Une forme juridique spécifique
Fin 2012, l’Association des banquiers privés suisses compte 12 membres[17], et en perd encore cinq. Pour s'adapter aux exigences des places financières internationales qui comprennent mal le modèle traditionnel suisse du banquier privé[18],[19],[20], une partie des banquiers privés « rompent avec un modèle historique âgé de plus de 200 ans »[21] et changent de statut pour se muer en sociétés anonymes. C'est le cas de la banque Landolt & Cie en janvier 2013[22],[23], suivie en février 2013 par Pictet & Cie et Lombard Odier & Cie[21],[24],[25],[26],[27],[28],[29].
Mirabaud & Cie et La Roche & Cie les imitent quelques mois plus tard[30],[31],[32],[33],[34],[35]. En février 2016, c’est au tour de Gonet & Cie de renoncer à la forme juridique du banquier privé pour se muer en holding structurée en société anonyme[36],[37]. Avec pour conséquence que ces banques ne répondent plus désormais à la forme juridique exigeante du banquier privé indéfiniment responsable des engagements de sa banque[38],[39].
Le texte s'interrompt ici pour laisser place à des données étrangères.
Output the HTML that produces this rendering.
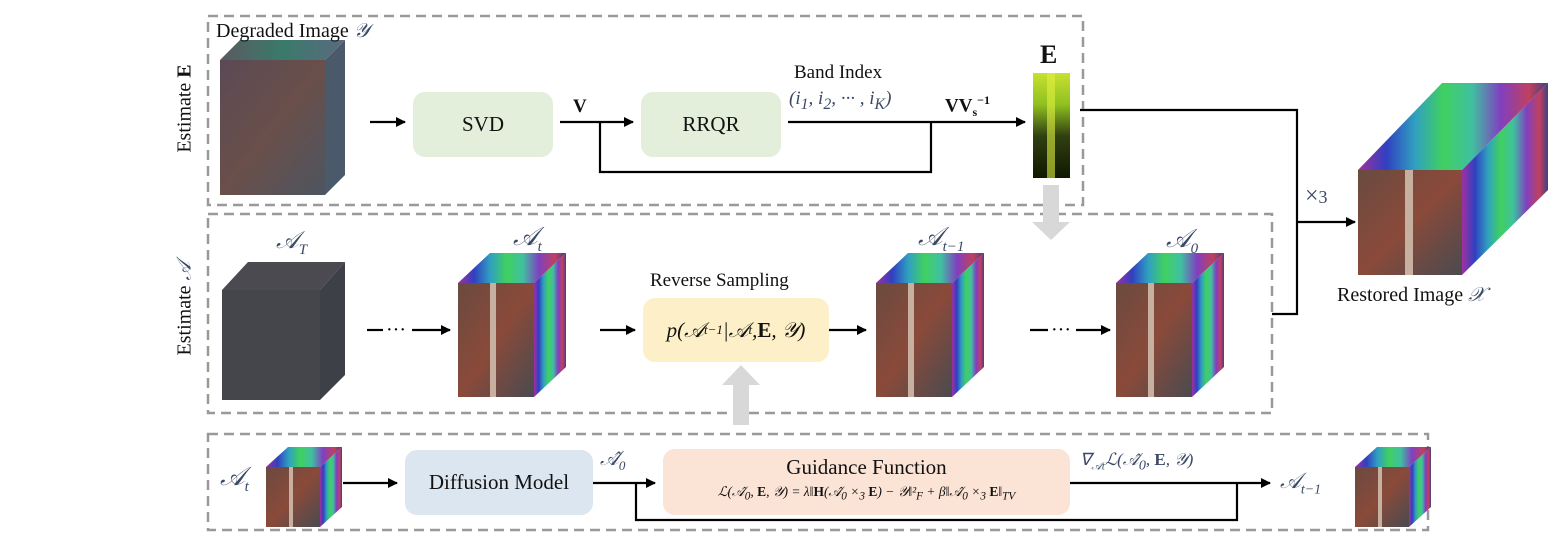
<!DOCTYPE html>
<html><head><meta charset="utf-8"><style>
body{margin:0;width:1555px;height:544px;background:#fff;position:relative;overflow:hidden;font-family:"Liberation Serif",serif;color:#111}
.a{position:absolute}
.box{position:absolute;border-radius:12px;display:flex;align-items:center;justify-content:center;font-size:21px}
.lbl{position:absolute;white-space:nowrap}
.m{font-style:italic;color:#3a4a66}
</style></head><body>
<svg class="a" style="left:0;top:0" width="1555" height="544">
<defs>
<marker id="ar" markerWidth="10" markerHeight="10" refX="9" refY="5" orient="auto" markerUnits="userSpaceOnUse"><path d="M0,0 L10,5 L0,10 z" fill="#000"/></marker>
<linearGradient id="noise" x1="0" y1="0" x2="1" y2="1"><stop offset="0" stop-color="#5a4a55"/><stop offset="0.5" stop-color="#6a4f4a"/><stop offset="1" stop-color="#4d5560"/></linearGradient>
<linearGradient id="noiseTop" x1="0" y1="0" x2="1" y2="0"><stop offset="0" stop-color="#5a5a60"/><stop offset="0.5" stop-color="#3a7a6a"/><stop offset="1" stop-color="#5a6a80"/></linearGradient>
<linearGradient id="city" x1="0" y1="0" x2="1" y2="1"><stop offset="0" stop-color="#6a4a40"/><stop offset="0.5" stop-color="#8a4a3a"/><stop offset="1" stop-color="#4a4a50"/></linearGradient>
<linearGradient id="stripe" x1="0" y1="0" x2="1" y2="0">
<stop offset="0" stop-color="#a030a0"/><stop offset="0.15" stop-color="#3040c0"/><stop offset="0.3" stop-color="#30a0c0"/><stop offset="0.45" stop-color="#40d060"/><stop offset="0.6" stop-color="#40c0a0"/><stop offset="0.75" stop-color="#8040c0"/><stop offset="0.9" stop-color="#c04060"/><stop offset="1" stop-color="#404080"/></linearGradient>
<linearGradient id="eg" x1="0" y1="0" x2="0" y2="1"><stop offset="0" stop-color="#c8e030"/><stop offset="0.3" stop-color="#90c020"/><stop offset="0.6" stop-color="#304010"/><stop offset="1" stop-color="#101800"/></linearGradient>
</defs>
<g fill="none" stroke="#999" stroke-width="2.5" stroke-dasharray="10,6">
<rect x="208" y="16" width="875" height="189"/>
<rect x="208" y="214" width="1064" height="199"/>
<rect x="208" y="434" width="1220" height="96"/>
</g>
<polygon points="220,60 240,40 345,40 325,60" fill="url(#noiseTop)"/>
<polygon points="325,60 345,40 345,175 325,195" fill="#4a5a6a"/>
<rect x="220" y="60" width="105" height="135" fill="url(#noise)"/>
<polygon points="222,290 248,262 345,262 320,290" fill="#4a4a50"/>
<polygon points="320,290 345,262 345,375 320,400" fill="#3e4048"/>
<rect x="222" y="290" width="98" height="110" fill="#45454c"/>
<g id="c1">
<polygon points="458,283 490,253 566,253 534,283" fill="url(#stripe)"/>
<polygon points="534,283 566,253 566,367 534,397" fill="url(#stripe)"/>
<rect x="458" y="283" width="76" height="114" fill="url(#city)"/>
<rect x="490" y="283" width="6" height="114" fill="#c8b0a0"/>
</g>
<use href="#c1" x="418" y="0"/>
<use href="#c1" x="658" y="0"/>
<g id="c2">
<polygon points="266,467 288,447 342,447 320,467" fill="url(#stripe)"/>
<polygon points="320,467 342,447 342,507 320,527" fill="url(#stripe)"/>
<rect x="266" y="467" width="54" height="60" fill="url(#city)"/>
<rect x="289" y="467" width="4" height="60" fill="#c8b0a0"/>
</g>
<use href="#c2" x="1089" y="0"/>
<polygon points="1358,170 1442,83 1548,83 1462,170" fill="url(#stripe)"/>
<polygon points="1462,170 1548,83 1548,190 1462,275" fill="url(#stripe)"/>
<rect x="1358" y="170" width="104" height="105" fill="url(#city)"/>
<rect x="1405" y="170" width="8" height="105" fill="#c8b0a0"/>
<rect x="1033" y="73" width="37" height="105" fill="url(#eg)"/>
<rect x="1047" y="73" width="8" height="105" fill="#e0f040" opacity="0.6"/>
<g stroke="#000" stroke-width="2.2" fill="none">
<line x1="370" y1="122" x2="405" y2="122" marker-end="url(#ar)"/>
<line x1="560" y1="122" x2="633" y2="122" marker-end="url(#ar)"/>
<polyline points="600,122 600,172 931,172 931,122"/>
<line x1="788" y1="122" x2="1025" y2="122" marker-end="url(#ar)"/>
<polyline points="1080,110 1297,110 1297,314 1272,314"/>
<line x1="1297" y1="222" x2="1355" y2="222" marker-end="url(#ar)"/>
<line x1="367" y1="330" x2="383" y2="330"/>
<line x1="412" y1="330" x2="450" y2="330" marker-end="url(#ar)"/>
<line x1="600" y1="330" x2="635" y2="330" marker-end="url(#ar)"/>
<line x1="829" y1="330" x2="866" y2="330" marker-end="url(#ar)"/>
<line x1="1030" y1="330" x2="1048" y2="330"/>
<line x1="1076" y1="330" x2="1110" y2="330" marker-end="url(#ar)"/>
<line x1="343" y1="483" x2="397" y2="483" marker-end="url(#ar)"/>
<line x1="593" y1="483" x2="655" y2="483" marker-end="url(#ar)"/>
<polyline points="636,483 636,520 1237,520 1237,483"/>
<line x1="1070" y1="483" x2="1270" y2="483" marker-end="url(#ar)"/>
</g>
<g fill="#000" font-size="20"><text x="386" y="336">···</text><text x="1051" y="336">···</text></g>
<polygon points="1043,185 1059,185 1059,222 1070,222 1051,240 1032,222 1043,222" fill="#d8d8d8"/>
<polygon points="733,425 749,425 749,385 760,385 741,365 722,385 733,385" fill="#d8d8d8"/>
</svg>
<div class="box" style="left:413px;top:92px;width:140px;height:65px;background:#e3eedb">SVD</div>
<div class="box" style="left:641px;top:92px;width:140px;height:65px;background:#e3eedb">RRQR</div>
<div class="box" style="left:643px;top:298px;width:186px;height:64px;background:#fdf0c8;font-style:italic">p(𝒜<sub style="font-size:13px">t−1</sub>|𝒜<sub style="font-size:13px">t</sub>, <b style="font-style:normal">E</b>, 𝒴)</div>
<div class="box" style="left:405px;top:450px;width:188px;height:65px;background:#dce6f0">Diffusion Model</div>
<div class="box" style="left:663px;top:449px;width:407px;height:66px;background:#fbe3d5;flex-direction:column;justify-content:flex-start;padding-top:6px;box-sizing:border-box"><div>Guidance Function</div><div style="font-size:13.5px;font-style:italic;margin-top:4px">ℒ(𝒜̂<sub>0</sub>, <b style="font-style:normal">E</b>, 𝒴) = λ‖<b style="font-style:normal">H</b>(𝒜̂<sub>0</sub> ×<sub>3</sub> <b style="font-style:normal">E</b>) − 𝒴‖²<sub>F</sub> + β‖𝒜̂<sub>0</sub> ×<sub>3</sub> <b style="font-style:normal">E</b>‖<sub>TV</sub></div></div>
<div class="lbl" style="left:216px;top:20px;font-size:20px">Degraded Image <span class="m">𝒴</span></div>
<div class="lbl" style="left:794px;top:62px;font-size:19px">Band Index</div>
<div class="lbl m" style="left:789px;top:88px;font-size:19px">(i<sub>1</sub>, i<sub>2</sub>, ··· , i<sub>K</sub>)</div>
<div class="lbl" style="left:573px;top:96px;font-size:19px;font-weight:bold">V</div>
<div class="lbl" style="left:945px;top:93px;font-size:19px;font-weight:bold">VV<sub style="font-size:12px">s</sub><sup style="font-size:12px">−1</sup></div>
<div class="lbl" style="left:1040px;top:40px;font-size:26px;font-weight:bold">E</div>
<div class="lbl" style="left:1305px;top:183px;font-size:24px;color:#3a4a66">×<span style="font-size:18px">3</span></div>
<div class="lbl" style="left:1337px;top:284px;font-size:20px">Restored Image <span class="m">𝒳</span></div>
<div class="lbl m" style="left:276px;top:228px;font-size:24px">𝒜<sub style="font-size:15px">T</sub></div>
<div class="lbl m" style="left:513px;top:222px;font-size:26px">𝒜<sub style="font-size:15px">t</sub></div>
<div class="lbl m" style="left:918px;top:222px;font-size:26px">𝒜<sub style="font-size:15px">t−1</sub></div>
<div class="lbl m" style="left:1166px;top:224px;font-size:26px">𝒜<sub style="font-size:15px">0</sub></div>
<div class="lbl" style="left:650px;top:270px;font-size:19px">Reverse Sampling</div>
<div class="lbl m" style="left:220px;top:462px;font-size:26px">𝒜<sub style="font-size:15px">t</sub></div>
<div class="lbl m" style="left:600px;top:448px;font-size:20px">𝒜̂<sub style="font-size:13px">0</sub></div>
<div class="lbl m" style="left:1080px;top:450px;font-size:17px">∇<sub style="font-size:11px">𝒜t</sub>ℒ(𝒜̂<sub>0</sub>, <b style="font-style:normal">E</b>, 𝒴)</div>
<div class="lbl m" style="left:1280px;top:468px;font-size:22px">𝒜<sub style="font-size:14px">t−1</sub></div>
<div class="lbl" style="left:125px;top:97px;font-size:20px;transform:rotate(-90deg);width:120px;text-align:center">Estimate <b>E</b></div>
<div class="lbl" style="left:125px;top:297px;font-size:20px;transform:rotate(-90deg);width:120px;text-align:center">Estimate <span class="m">𝒜</span></div>
</body></html>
Une nouvelle entité baptisée Association de banques privées suisses est fondée le 1er janvier 2014. Ses statuts permettent d’accueillir aussi bien ces nouvelles sociétés anonymes que les banquiers privés traditionnels[40],[41].
L’Association des banquiers privés suisses perdure pour sa part, et compte encore dix membres en 2013, contre six en 2017[42],[40].
La marque collective « Banquier privé » et « Banquiers privés »
En Suisse, le terme « banquier privé » répond à une définition stricte mentionnée dans la Loi fédérale sur les banques : il s'agit des banques qui revêtent la forme juridique de la raison individuelle, de la société en nom collectif, en commandite ou en commandite par actions[44]. Le statut particulier conféré aux banquiers privés se justifie par la présence dans leurs rangs d'un ou de plusieurs associés indéfiniment responsables des engagements de la banque[45],[2],[46],[47],[48]. Ce statut est l'une de leurs caractéristiques essentielles[49].
Ce terme se confond souvent avec celui de « banque privée », utilisé pour définir des banques - la plupart du temps organisées sous la forme de société anonymes - dont l'activité principale consiste en la gestion de fortune[2]. Ainsi pour éviter l'utilisation erronée du terme « banquier privé » par des personnes ou des établissements qui ne respectent pas les conditions légales, l'Association des banquiers privés suisses dépose-t-elle en 1995 la marque collective « Banquier privé » et « Banquiers privés » et ses variantes linguistiques auprès du registre des marques de l'Institut fédéral de la propriété intellectuelle[50],[51]. Depuis lors, l'association détient la titularité exclusive de cette marque en Suisse[46],[52].